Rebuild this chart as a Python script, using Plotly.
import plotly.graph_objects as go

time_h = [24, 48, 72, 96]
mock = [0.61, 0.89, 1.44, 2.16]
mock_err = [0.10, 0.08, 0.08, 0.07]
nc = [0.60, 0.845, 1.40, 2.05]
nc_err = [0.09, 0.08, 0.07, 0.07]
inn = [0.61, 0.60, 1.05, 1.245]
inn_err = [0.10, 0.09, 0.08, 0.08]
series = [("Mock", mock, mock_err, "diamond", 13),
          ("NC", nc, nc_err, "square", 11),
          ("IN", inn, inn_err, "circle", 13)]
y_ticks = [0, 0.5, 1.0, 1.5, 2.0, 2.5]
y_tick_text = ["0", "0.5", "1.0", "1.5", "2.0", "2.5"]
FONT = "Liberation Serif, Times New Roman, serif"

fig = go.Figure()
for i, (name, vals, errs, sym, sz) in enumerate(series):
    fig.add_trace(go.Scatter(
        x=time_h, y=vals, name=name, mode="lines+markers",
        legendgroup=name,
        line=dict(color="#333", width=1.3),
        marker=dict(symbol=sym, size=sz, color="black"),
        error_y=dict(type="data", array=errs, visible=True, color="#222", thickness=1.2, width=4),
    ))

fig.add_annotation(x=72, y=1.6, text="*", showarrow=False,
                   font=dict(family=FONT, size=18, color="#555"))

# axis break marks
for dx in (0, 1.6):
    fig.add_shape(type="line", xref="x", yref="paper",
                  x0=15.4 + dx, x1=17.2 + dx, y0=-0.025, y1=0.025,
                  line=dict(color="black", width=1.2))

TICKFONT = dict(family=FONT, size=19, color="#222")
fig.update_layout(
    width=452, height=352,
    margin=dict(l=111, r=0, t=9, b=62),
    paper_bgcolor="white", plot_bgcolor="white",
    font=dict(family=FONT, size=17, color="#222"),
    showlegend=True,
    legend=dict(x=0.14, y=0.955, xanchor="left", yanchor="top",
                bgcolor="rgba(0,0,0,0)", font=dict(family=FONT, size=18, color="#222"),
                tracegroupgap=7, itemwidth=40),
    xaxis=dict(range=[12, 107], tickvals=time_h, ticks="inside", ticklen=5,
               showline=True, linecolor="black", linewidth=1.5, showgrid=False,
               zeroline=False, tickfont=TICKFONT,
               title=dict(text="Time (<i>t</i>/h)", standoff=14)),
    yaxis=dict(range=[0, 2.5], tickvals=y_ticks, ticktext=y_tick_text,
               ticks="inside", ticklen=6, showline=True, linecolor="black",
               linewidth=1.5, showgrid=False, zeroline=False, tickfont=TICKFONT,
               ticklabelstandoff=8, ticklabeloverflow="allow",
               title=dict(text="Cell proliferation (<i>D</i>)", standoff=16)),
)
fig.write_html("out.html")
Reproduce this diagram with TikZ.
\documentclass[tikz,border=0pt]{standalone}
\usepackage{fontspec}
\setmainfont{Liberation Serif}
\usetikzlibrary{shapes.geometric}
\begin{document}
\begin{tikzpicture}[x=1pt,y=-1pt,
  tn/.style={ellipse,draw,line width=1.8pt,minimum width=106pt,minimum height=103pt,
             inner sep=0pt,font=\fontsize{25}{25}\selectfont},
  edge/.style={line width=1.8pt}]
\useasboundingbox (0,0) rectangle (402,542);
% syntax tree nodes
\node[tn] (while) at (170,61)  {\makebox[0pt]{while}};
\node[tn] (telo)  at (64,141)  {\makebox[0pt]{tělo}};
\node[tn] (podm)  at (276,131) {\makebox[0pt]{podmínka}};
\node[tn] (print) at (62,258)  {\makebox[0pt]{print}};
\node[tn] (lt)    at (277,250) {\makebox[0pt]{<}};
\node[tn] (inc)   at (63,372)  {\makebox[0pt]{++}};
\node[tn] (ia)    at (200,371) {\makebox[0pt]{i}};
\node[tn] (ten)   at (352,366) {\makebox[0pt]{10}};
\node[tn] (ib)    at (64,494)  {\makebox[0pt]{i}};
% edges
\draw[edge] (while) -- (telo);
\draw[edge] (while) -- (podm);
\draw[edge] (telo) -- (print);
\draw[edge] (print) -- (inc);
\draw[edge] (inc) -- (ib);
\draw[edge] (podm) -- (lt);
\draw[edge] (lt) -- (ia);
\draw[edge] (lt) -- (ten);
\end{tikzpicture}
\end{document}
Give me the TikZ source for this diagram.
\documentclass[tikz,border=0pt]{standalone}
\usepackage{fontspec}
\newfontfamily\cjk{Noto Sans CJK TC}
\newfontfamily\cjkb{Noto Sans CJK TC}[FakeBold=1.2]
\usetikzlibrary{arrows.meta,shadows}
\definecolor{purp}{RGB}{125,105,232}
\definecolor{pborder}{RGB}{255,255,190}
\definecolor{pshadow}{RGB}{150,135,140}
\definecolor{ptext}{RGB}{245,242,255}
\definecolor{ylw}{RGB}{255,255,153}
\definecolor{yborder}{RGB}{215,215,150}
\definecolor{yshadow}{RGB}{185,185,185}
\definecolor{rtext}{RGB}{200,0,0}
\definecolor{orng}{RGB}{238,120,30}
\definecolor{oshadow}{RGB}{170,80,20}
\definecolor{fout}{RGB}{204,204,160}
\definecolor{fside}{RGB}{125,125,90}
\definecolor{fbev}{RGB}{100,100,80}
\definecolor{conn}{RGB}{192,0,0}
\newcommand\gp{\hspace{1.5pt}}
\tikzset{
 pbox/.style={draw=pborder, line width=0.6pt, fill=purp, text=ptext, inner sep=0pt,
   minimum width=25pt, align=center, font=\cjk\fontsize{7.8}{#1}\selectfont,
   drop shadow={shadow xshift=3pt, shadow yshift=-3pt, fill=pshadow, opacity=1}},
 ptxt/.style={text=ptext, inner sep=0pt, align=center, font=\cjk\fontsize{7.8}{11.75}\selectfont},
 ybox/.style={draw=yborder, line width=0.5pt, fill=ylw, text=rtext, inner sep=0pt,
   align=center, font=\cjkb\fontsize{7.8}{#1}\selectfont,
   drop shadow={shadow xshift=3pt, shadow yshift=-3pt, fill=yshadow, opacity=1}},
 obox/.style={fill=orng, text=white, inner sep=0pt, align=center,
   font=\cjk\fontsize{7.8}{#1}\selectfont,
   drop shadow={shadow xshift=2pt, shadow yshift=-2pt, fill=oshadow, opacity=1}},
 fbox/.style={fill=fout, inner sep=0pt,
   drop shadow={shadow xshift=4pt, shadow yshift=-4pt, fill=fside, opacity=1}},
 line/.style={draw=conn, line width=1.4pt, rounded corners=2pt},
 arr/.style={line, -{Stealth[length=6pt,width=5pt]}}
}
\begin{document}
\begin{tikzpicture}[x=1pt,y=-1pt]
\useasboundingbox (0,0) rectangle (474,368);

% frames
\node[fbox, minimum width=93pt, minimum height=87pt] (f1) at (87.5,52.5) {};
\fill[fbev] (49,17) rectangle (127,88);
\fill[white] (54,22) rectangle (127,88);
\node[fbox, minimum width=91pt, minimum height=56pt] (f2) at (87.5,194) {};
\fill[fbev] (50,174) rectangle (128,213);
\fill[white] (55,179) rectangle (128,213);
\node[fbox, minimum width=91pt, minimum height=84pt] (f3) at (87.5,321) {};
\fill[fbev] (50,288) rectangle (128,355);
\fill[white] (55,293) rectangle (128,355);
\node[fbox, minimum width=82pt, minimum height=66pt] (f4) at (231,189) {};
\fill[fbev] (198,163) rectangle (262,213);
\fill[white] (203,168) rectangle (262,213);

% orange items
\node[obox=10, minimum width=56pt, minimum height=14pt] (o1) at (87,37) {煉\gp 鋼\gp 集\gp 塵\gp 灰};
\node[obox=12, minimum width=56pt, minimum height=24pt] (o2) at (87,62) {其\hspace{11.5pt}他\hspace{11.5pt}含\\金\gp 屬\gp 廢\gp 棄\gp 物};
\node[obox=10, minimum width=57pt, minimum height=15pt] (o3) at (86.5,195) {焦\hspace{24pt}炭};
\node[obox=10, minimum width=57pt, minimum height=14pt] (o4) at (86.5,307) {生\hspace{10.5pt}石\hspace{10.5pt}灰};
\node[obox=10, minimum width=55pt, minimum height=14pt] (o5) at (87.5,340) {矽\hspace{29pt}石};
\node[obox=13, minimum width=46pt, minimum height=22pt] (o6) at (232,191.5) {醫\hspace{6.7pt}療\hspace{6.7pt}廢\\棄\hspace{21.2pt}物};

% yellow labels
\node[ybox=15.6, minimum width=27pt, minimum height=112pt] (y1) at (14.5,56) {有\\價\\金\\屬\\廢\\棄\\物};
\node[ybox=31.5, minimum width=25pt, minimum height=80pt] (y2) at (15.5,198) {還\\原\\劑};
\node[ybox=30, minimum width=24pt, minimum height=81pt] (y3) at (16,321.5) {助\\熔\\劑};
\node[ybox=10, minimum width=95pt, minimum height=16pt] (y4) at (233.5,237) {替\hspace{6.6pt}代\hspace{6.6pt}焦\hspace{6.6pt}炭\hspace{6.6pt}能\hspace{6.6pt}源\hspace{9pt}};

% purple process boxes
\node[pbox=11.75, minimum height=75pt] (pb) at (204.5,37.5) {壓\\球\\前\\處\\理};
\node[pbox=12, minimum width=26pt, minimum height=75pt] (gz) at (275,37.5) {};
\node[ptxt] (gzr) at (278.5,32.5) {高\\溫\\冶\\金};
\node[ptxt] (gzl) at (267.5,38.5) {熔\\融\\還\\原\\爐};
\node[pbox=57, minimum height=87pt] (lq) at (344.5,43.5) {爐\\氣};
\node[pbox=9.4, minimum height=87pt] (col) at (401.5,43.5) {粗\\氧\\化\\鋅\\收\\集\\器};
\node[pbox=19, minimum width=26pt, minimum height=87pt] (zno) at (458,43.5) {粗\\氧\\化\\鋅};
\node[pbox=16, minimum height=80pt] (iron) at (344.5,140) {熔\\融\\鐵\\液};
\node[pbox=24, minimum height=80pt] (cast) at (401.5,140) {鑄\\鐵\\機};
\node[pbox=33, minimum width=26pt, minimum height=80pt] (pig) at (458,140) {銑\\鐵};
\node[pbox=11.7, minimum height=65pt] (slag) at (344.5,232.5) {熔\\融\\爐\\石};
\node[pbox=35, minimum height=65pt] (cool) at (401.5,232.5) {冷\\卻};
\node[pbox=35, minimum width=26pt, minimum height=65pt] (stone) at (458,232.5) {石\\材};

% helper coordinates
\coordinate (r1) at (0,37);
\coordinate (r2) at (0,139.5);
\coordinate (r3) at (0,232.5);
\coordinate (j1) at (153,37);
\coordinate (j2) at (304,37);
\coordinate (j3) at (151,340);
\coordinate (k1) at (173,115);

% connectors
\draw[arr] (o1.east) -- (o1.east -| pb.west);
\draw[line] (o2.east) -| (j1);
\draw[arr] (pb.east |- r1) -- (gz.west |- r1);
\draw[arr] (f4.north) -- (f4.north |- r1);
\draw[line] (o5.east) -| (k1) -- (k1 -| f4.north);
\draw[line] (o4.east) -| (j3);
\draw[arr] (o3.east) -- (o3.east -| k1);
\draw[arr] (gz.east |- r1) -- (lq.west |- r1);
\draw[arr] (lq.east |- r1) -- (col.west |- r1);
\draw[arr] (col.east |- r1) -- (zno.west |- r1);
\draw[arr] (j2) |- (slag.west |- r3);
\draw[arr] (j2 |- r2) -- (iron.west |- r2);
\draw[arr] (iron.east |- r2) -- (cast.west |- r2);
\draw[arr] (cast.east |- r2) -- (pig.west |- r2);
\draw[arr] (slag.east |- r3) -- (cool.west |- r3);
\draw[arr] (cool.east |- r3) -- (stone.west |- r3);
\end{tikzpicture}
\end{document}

◇ ◇ ◇ ◇

Your instructions:
Please return every line from the first one in the records above down to the line containing "import plotly.graph_objects as go", including both, exactly as written and nothing more.

Result for this exercise:
Rebuild this chart as a Python script, using Plotly.
import plotly.graph_objects as go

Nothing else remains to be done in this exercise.